Minimal-Dissipation Learning for Energy-Based Models
Jeff Hnybida, Simon Verret
TL;DR
This work connects the bias of approximate MLE training for persistent chain EBMs to the thermodynamic excess work, establishing a fundamental energy-efficiency bound for finite-time learning. By analyzing a harmonic-trap EBM, it shows that minimal-dissipation learning is achievable with carefully designed time-dependent learning-rate protocols, including continuous and discontinuous schemes, and that discontinuities enable learning of unknown targets under equilibrium initialization. The authors generalize these ideas to general potentials, deriving a learning-rate matrix that induces a natural gradient flow on the MLE objective, and demonstrating a deep link between stochastic thermodynamics, information geometry, and second-order optimization. The results offer principled guidance for energy-efficient training and illuminate how thermodynamic insights can inform learning-rate design and potential hardware implementations for thermodynamic computing.
Abstract
We show that the bias of the approximate maximum-likelihood estimation (MLE) objective of a persistent chain energy-based model (EBM) is precisely equal to the thermodynamic excess work of an overdamped Langevin dynamical system.

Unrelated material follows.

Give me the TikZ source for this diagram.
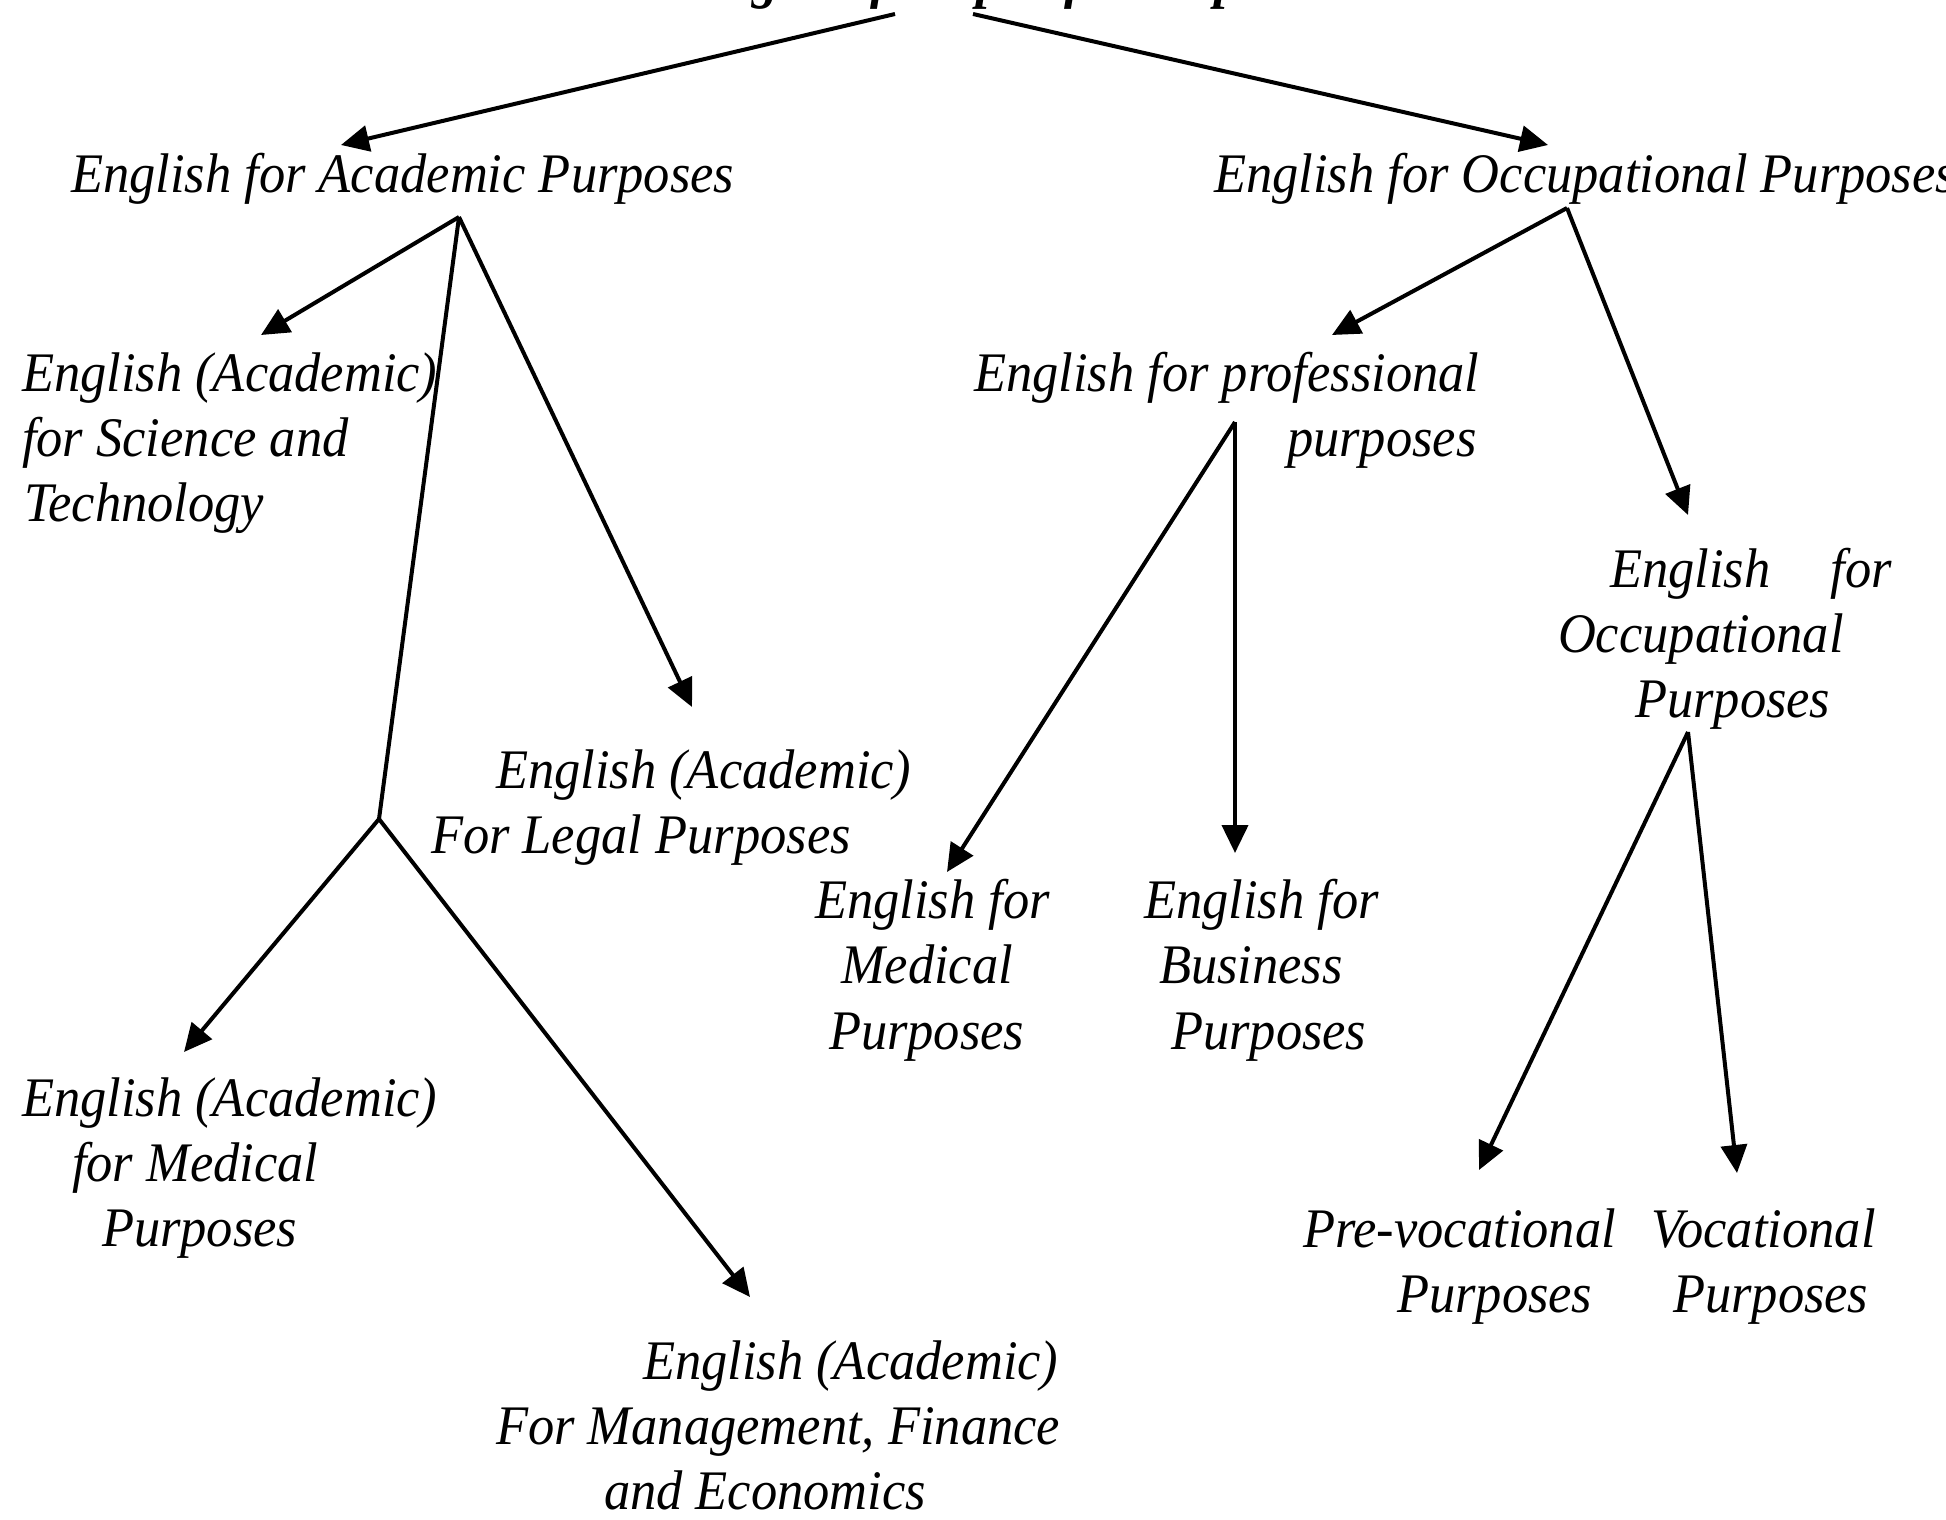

We then answer the question of whether such a model can be trained with minimal excess work, that is, energy dissipation, in a finite amount of time. We find that a Gaussian energy function with constant variance can be trained with minimal excess work by controlling only the learning rate. This proves that it is possible to train a persistent chain EBM in a finite amount of time with minimal dissipation and also provides a lower bound on the energy required for the computation. We refer to such a learning process that minimizes the excess work as minimal-dissipation learning. We then provide a generalization of the optimal learning rate schedule to general potentials and find that it induces a natural gradient flow on the MLE objective, a well-known second-order optimization method.